* _TASK DETAILS_
Repeat, exactly and completely, the material that follows. Omit the pictures.

* _DATA SEGMENT_
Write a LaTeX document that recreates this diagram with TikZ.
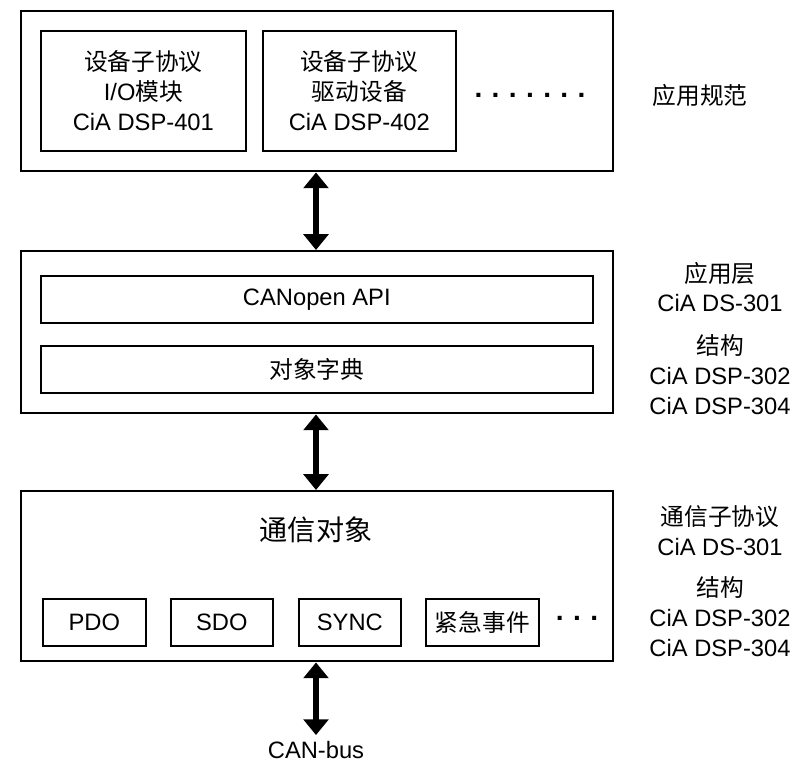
\documentclass[tikz,border=0pt]{standalone}
\usepackage{fontspec}
\setmainfont{Liberation Sans}
\newfontfamily\cjk{Noto Sans CJK SC}
\usetikzlibrary{arrows.meta}
\begin{document}
\begin{tikzpicture}[x=0.02cm,y=-0.02cm,
  outer/.style={draw,line width=1.4pt,minimum width=11.84cm,minimum height=3.2cm,anchor=north west,inner sep=0},
  inner/.style={draw,line width=1pt,anchor=north west,inner sep=0,align=center,font=\fontsize{13.5}{17}\selectfont},
  lbl/.style={align=center,font=\fontsize{13.5}{17}\selectfont},
  dbl/.style={{Triangle[width=14pt,length=9pt]}-{Triangle[width=14pt,length=9pt]},line width=3pt}]
\useasboundingbox (0,0) rectangle (811,777);
% top
\node[outer] (top) at (20,10) {};
\node[inner,minimum width=4.1cm,minimum height=2.4cm] (p401) at (40,30) {{\cjk 设备子协议}\\I/O{\cjk 模块}\\CiA DSP-401};
\node[inner,minimum width=3.86cm,minimum height=2.4cm] (p402) at (262,30) {{\cjk 设备子协议}\\{\cjk 驱动设备}\\CiA DSP-402};
\node[lbl,font=\fontsize{16}{17}\selectfont\bfseries] (d1) at (530,95) {.\,\,.\,\,.\,\,.\,\,.\,\,.\,\,.};
\node[lbl] (r1) at (700,95) {\cjk 应用规范};
% middle
\node[outer,minimum height=3.24cm] (mid) at (20,250) {};
\node[inner,minimum width=11.04cm,minimum height=0.94cm] (api) at (40,275) {CANopen API};
\node[inner,minimum width=11.04cm,minimum height=0.94cm] (dict) at (40,345) {\cjk 对象字典};
\node[lbl] (r2) at (720,287) {{\cjk 应用层}\\CiA DS-301};
\node[lbl] (r3) at (720,375) {{\cjk 结构}\\CiA DSP-302\\CiA DSP-304};
% bottom
\node[outer,minimum height=3.4cm] (bot) at (20,490) {};
\node[lbl,font=\fontsize{16}{18}\selectfont] (com) at (316,530) {\cjk 通信对象};
\node[inner,minimum width=2.06cm,minimum height=0.94cm] (pdo) at (42,598) {PDO};
\node[inner,minimum width=2.04cm,minimum height=0.94cm] (sdo) at (170,598) {SDO};
\node[inner,minimum width=2.04cm,minimum height=0.94cm] (sync) at (298,598) {SYNC};
\node[inner,minimum width=2.26cm,minimum height=0.94cm] (emcy) at (425,598) {\cjk 紧急事件};
\node[lbl,font=\fontsize{16}{17}\selectfont\bfseries] (d2) at (577,618) {.\,\,.\,\,.};
\node[lbl] (r4) at (720,531) {{\cjk 通信子协议}\\CiA DS-301};
\node[lbl] (r5) at (720,617) {{\cjk 结构}\\CiA DSP-302\\CiA DSP-304};
\node[lbl] (bus) at (316,750) {CAN-bus};
% arrows
\draw[dbl] (top.south -| 316,0) -- (mid.north -| 316,0);
\draw[dbl] (mid.south -| 316,0) -- (bot.north -| 316,0);
\draw[dbl] (bot.south -| 316,0) -- (bus.north);
\end{tikzpicture}
\end{document}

* _RESPONSE TO THE EXERCISE_
Write a LaTeX document that recreates this diagram with TikZ.
\documentclass[tikz,border=0pt]{standalone}
\usepackage{fontspec}
\setmainfont{Liberation Sans}
\newfontfamily\cjk{Noto Sans CJK SC}
\usetikzlibrary{arrows.meta}
\begin{document}
\begin{tikzpicture}[x=0.02cm,y=-0.02cm,
  outer/.style={draw,line width=1.4pt,minimum width=11.84cm,minimum height=3.2cm,anchor=north west,inner sep=0},
  inner/.style={draw,line width=1pt,anchor=north west,inner sep=0,align=center,font=\fontsize{13.5}{17}\selectfont},
  lbl/.style={align=center,font=\fontsize{13.5}{17}\selectfont},
  dbl/.style={{Triangle[width=14pt,length=9pt]}-{Triangle[width=14pt,length=9pt]},line width=3pt}]
\useasboundingbox (0,0) rectangle (811,777);
% top
\node[outer] (top) at (20,10) {};
\node[inner,minimum width=4.1cm,minimum height=2.4cm] (p401) at (40,30) {{\cjk 设备子协议}\\I/O{\cjk 模块}\\CiA DSP-401};
\node[inner,minimum width=3.86cm,minimum height=2.4cm] (p402) at (262,30) {{\cjk 设备子协议}\\{\cjk 驱动设备}\\CiA DSP-402};
\node[lbl,font=\fontsize{16}{17}\selectfont\bfseries] (d1) at (530,95) {.\,\,.\,\,.\,\,.\,\,.\,\,.\,\,.};
\node[lbl] (r1) at (700,95) {\cjk 应用规范};
% middle
\node[outer,minimum height=3.24cm] (mid) at (20,250) {};
\node[inner,minimum width=11.04cm,minimum height=0.94cm] (api) at (40,275) {CANopen API};
\node[inner,minimum width=11.04cm,minimum height=0.94cm] (dict) at (40,345) {\cjk 对象字典};
\node[lbl] (r2) at (720,287) {{\cjk 应用层}\\CiA DS-301};
\node[lbl] (r3) at (720,375) {{\cjk 结构}\\CiA DSP-302\\CiA DSP-304};
% bottom
\node[outer,minimum height=3.4cm] (bot) at (20,490) {};
\node[lbl,font=\fontsize{16}{18}\selectfont] (com) at (316,530) {\cjk 通信对象};
\node[inner,minimum width=2.06cm,minimum height=0.94cm] (pdo) at (42,598) {PDO};
\node[inner,minimum width=2.04cm,minimum height=0.94cm] (sdo) at (170,598) {SDO};
\node[inner,minimum width=2.04cm,minimum height=0.94cm] (sync) at (298,598) {SYNC};
\node[inner,minimum width=2.26cm,minimum height=0.94cm] (emcy) at (425,598) {\cjk 紧急事件};
\node[lbl,font=\fontsize{16}{17}\selectfont\bfseries] (d2) at (577,618) {.\,\,.\,\,.};
\node[lbl] (r4) at (720,531) {{\cjk 通信子协议}\\CiA DS-301};
\node[lbl] (r5) at (720,617) {{\cjk 结构}\\CiA DSP-302\\CiA DSP-304};
\node[lbl] (bus) at (316,750) {CAN-bus};
% arrows
\draw[dbl] (top.south -| 316,0) -- (mid.north -| 316,0);
\draw[dbl] (mid.south -| 316,0) -- (bot.north -| 316,0);
\draw[dbl] (bot.south -| 316,0) -- (bus.north);
\end{tikzpicture}
\end{document}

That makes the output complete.